What you have to do: Without the pictures, give the entries below again exactly as written.

Records for the exercise:
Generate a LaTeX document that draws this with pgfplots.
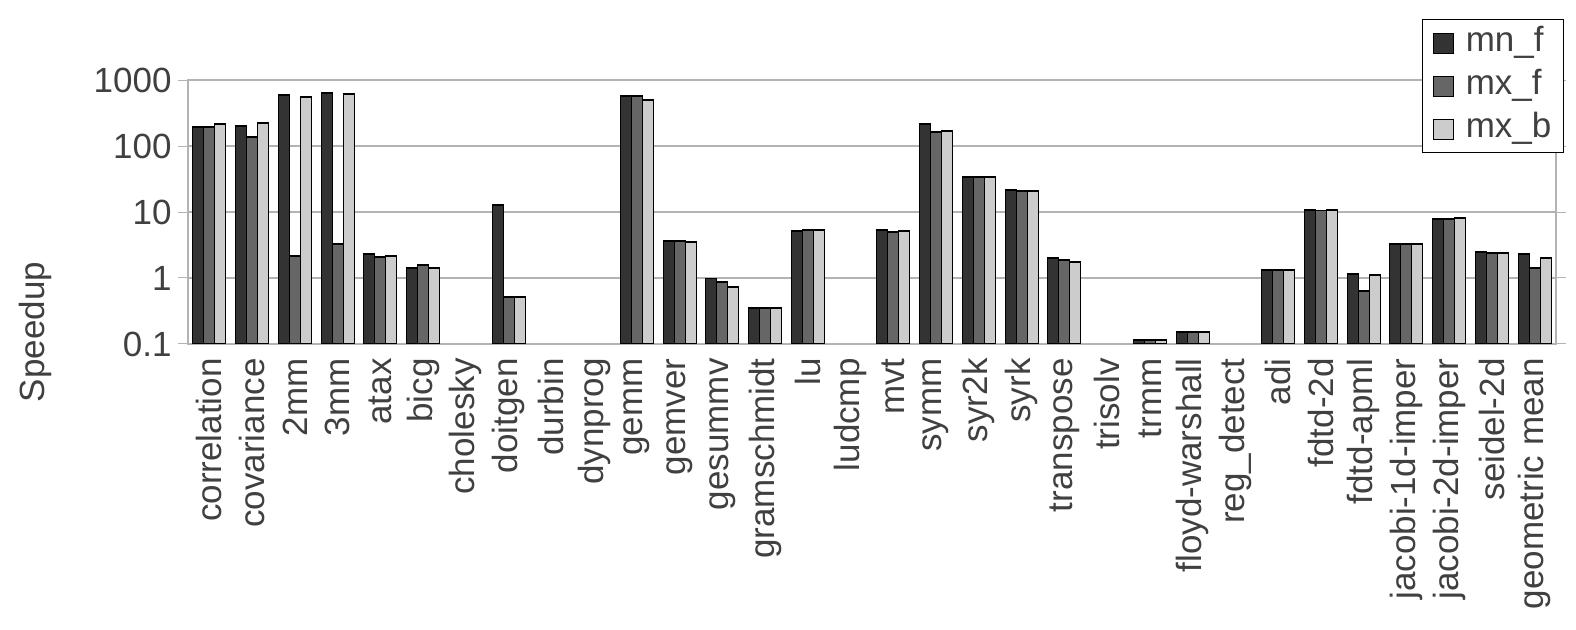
\documentclass[border=0pt]{standalone}
\usepackage{pgfplots}
\pgfplotsset{compat=1.18}
\usepackage{fontspec}
\setmainfont{Liberation Sans}
\definecolor{txt}{RGB}{64,64,64}
\definecolor{gridc}{RGB}{179,179,179}
\definecolor{mnf}{RGB}{51,51,51}
\definecolor{mxf}{RGB}{102,102,102}
\definecolor{mxb}{RGB}{204,204,204}
\newcommand\lbl{\fontsize{17.5}{20}\selectfont}

\begin{document}
\begin{tikzpicture}
\useasboundingbox (-94pt,-143pt) rectangle (694pt,172pt);
\begin{axis}[
  at={(0,0)},anchor=south west,
  scale only axis,width=684pt,height=132pt,
  ymode=log,ymin=0.1,ymax=1000,log origin=infty,
  xmin=-0.5,xmax=31.5,
  ybar=0pt,bar width=5.5pt,
  ytick={0.1,1,10,100,1000},
  yticklabels={0.1,1,10,100,1000},
  yminorticks=false,
  xtick={0,...,31},
  xticklabels={correlation,covariance,2mm,3mm,atax,bicg,cholesky,doitgen,durbin,dynprog,gemm,gemver,gesummv,gramschmidt,lu,ludcmp,mvt,symm,syr2k,syrk,transpose,trisolv,trmm,floyd-warshall,reg\_detect,adi,fdtd-2d,fdtd-apml,jacobi-1d-imper,jacobi-2d-imper,seidel-2d,geometric mean},
  xtick style={draw=none},
  minor xtick={-0.5,0.5,...,31.5},
  tick align=outside,
  major tick length=5pt,minor tick length=5pt,
  tick style={gridc,line width=0.5pt},
  minor x tick style={gridc,line width=0.5pt},
  axis line style={gridc,line width=0.6pt},
  ymajorgrids,grid style={gridc,line width=0.6pt},
  xticklabel style={rotate=90,anchor=east,font=\lbl,text=txt,inner sep=2pt},
  yticklabel style={font=\lbl,text=txt,inner sep=3pt},
  legend style={at={(axis description cs:1.00585,1.231)},anchor=north east,
    draw=black,line width=0.6pt,font=\lbl,text=txt,
    inner xsep=5pt,inner ysep=2.5pt,row sep=3pt,column sep=5pt,
    nodes={inner sep=1pt,text height=12.5pt,text depth=4pt},
    cells={anchor=west}},
  legend image code/.code={\draw[#1,draw=black,line width=0.6pt] (0pt,-5pt) rectangle (10pt,5pt);},
]
% mn_f
\addplot[fill=mnf,draw=black,line width=0.6pt] coordinates {
  (0,194)(1,201)(2,593)(3,635)(4,2.31)(5,1.42)(7,12.8)(10,572)(11,3.64)
  (12,0.977)(13,0.351)(14,5.15)(16,5.34)(17,215)(18,33.9)(19,21.5)(20,2.01)
  (22,0.115)(23,0.152)(25,1.32)(26,10.7)(27,1.15)(28,3.27)(29,7.83)(30,2.48)(31,2.31)};
% mx_f
\addplot[fill=mxf,draw=black,line width=0.6pt] coordinates {
  (0,194)(1,137)(2,2.15)(3,3.27)(4,2.08)(5,1.57)(7,0.515)(10,572)(11,3.64)
  (12,0.869)(13,0.351)(14,5.34)(16,4.98)(17,163)(18,33.9)(19,20.8)(20,1.87)
  (22,0.115)(23,0.152)(25,1.32)(26,10.4)(27,0.635)(28,3.27)(29,7.83)(30,2.39)(31,1.42)};
% mx_b
\addplot[fill=mxb,draw=black,line width=0.6pt] coordinates {
  (0,215)(1,223)(2,553)(3,614)(4,2.15)(5,1.42)(7,0.515)(10,498)(11,3.51)
  (12,0.731)(13,0.351)(14,5.34)(16,5.15)(17,169)(18,33.9)(19,20.8)(20,1.75)
  (22,0.115)(23,0.152)(25,1.32)(26,10.7)(27,1.11)(28,3.27)(29,8.11)(30,2.39)(31,2.01)};
\legend{mn\_f,mx\_f,mx\_b}
\end{axis}
\node[rotate=90,font=\lbl,text=txt] at (-76.5pt,6pt) {Speedup};
\end{tikzpicture}
\end{document}
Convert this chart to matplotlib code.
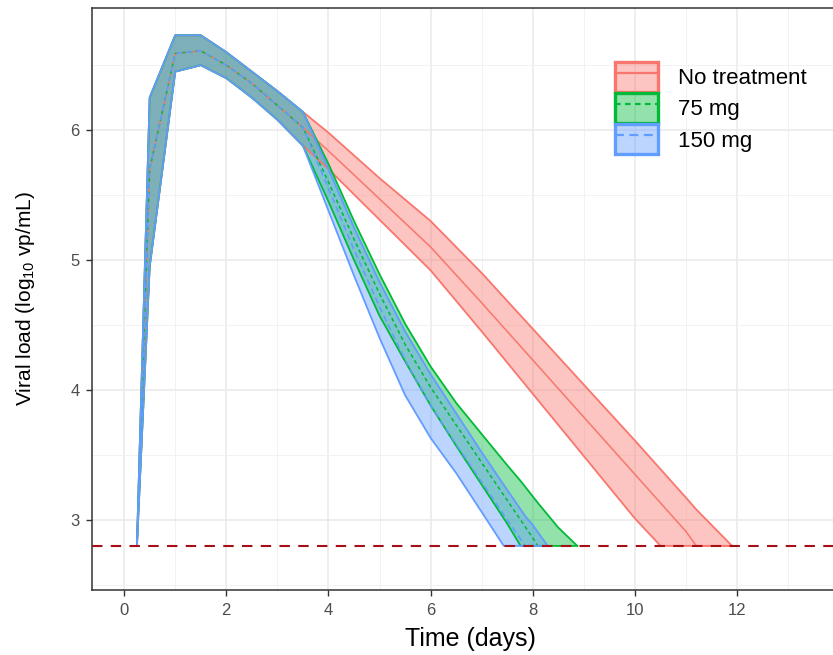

Reply:
Generate a LaTeX document that draws this with pgfplots.
\documentclass[border=0pt]{standalone}
\usepackage{pgfplots}
\pgfplotsset{compat=1.18}
\usepackage{fontspec}
\setmainfont{Liberation Sans}
\definecolor{txt}{RGB}{64,64,64}
\definecolor{gridc}{RGB}{179,179,179}
\definecolor{mnf}{RGB}{51,51,51}
\definecolor{mxf}{RGB}{102,102,102}
\definecolor{mxb}{RGB}{204,204,204}
\newcommand\lbl{\fontsize{17.5}{20}\selectfont}

\begin{document}
\begin{tikzpicture}
\useasboundingbox (-94pt,-143pt) rectangle (694pt,172pt);
\begin{axis}[
  at={(0,0)},anchor=south west,
  scale only axis,width=684pt,height=132pt,
  ymode=log,ymin=0.1,ymax=1000,log origin=infty,
  xmin=-0.5,xmax=31.5,
  ybar=0pt,bar width=5.5pt,
  ytick={0.1,1,10,100,1000},
  yticklabels={0.1,1,10,100,1000},
  yminorticks=false,
  xtick={0,...,31},
  xticklabels={correlation,covariance,2mm,3mm,atax,bicg,cholesky,doitgen,durbin,dynprog,gemm,gemver,gesummv,gramschmidt,lu,ludcmp,mvt,symm,syr2k,syrk,transpose,trisolv,trmm,floyd-warshall,reg\_detect,adi,fdtd-2d,fdtd-apml,jacobi-1d-imper,jacobi-2d-imper,seidel-2d,geometric mean},
  xtick style={draw=none},
  minor xtick={-0.5,0.5,...,31.5},
  tick align=outside,
  major tick length=5pt,minor tick length=5pt,
  tick style={gridc,line width=0.5pt},
  minor x tick style={gridc,line width=0.5pt},
  axis line style={gridc,line width=0.6pt},
  ymajorgrids,grid style={gridc,line width=0.6pt},
  xticklabel style={rotate=90,anchor=east,font=\lbl,text=txt,inner sep=2pt},
  yticklabel style={font=\lbl,text=txt,inner sep=3pt},
  legend style={at={(axis description cs:1.00585,1.231)},anchor=north east,
    draw=black,line width=0.6pt,font=\lbl,text=txt,
    inner xsep=5pt,inner ysep=2.5pt,row sep=3pt,column sep=5pt,
    nodes={inner sep=1pt,text height=12.5pt,text depth=4pt},
    cells={anchor=west}},
  legend image code/.code={\draw[#1,draw=black,line width=0.6pt] (0pt,-5pt) rectangle (10pt,5pt);},
]
% mn_f
\addplot[fill=mnf,draw=black,line width=0.6pt] coordinates {
  (0,194)(1,201)(2,593)(3,635)(4,2.31)(5,1.42)(7,12.8)(10,572)(11,3.64)
  (12,0.977)(13,0.351)(14,5.15)(16,5.34)(17,215)(18,33.9)(19,21.5)(20,2.01)
  (22,0.115)(23,0.152)(25,1.32)(26,10.7)(27,1.15)(28,3.27)(29,7.83)(30,2.48)(31,2.31)};
% mx_f
\addplot[fill=mxf,draw=black,line width=0.6pt] coordinates {
  (0,194)(1,137)(2,2.15)(3,3.27)(4,2.08)(5,1.57)(7,0.515)(10,572)(11,3.64)
  (12,0.869)(13,0.351)(14,5.34)(16,4.98)(17,163)(18,33.9)(19,20.8)(20,1.87)
  (22,0.115)(23,0.152)(25,1.32)(26,10.4)(27,0.635)(28,3.27)(29,7.83)(30,2.39)(31,1.42)};
% mx_b
\addplot[fill=mxb,draw=black,line width=0.6pt] coordinates {
  (0,215)(1,223)(2,553)(3,614)(4,2.15)(5,1.42)(7,0.515)(10,498)(11,3.51)
  (12,0.731)(13,0.351)(14,5.34)(16,5.15)(17,169)(18,33.9)(19,20.8)(20,1.75)
  (22,0.115)(23,0.152)(25,1.32)(26,10.7)(27,1.11)(28,3.27)(29,8.11)(30,2.39)(31,2.01)};
\legend{mn\_f,mx\_f,mx\_b}
\end{axis}
\node[rotate=90,font=\lbl,text=txt] at (-76.5pt,6pt) {Speedup};
\end{tikzpicture}
\end{document}
Convert this chart to matplotlib code.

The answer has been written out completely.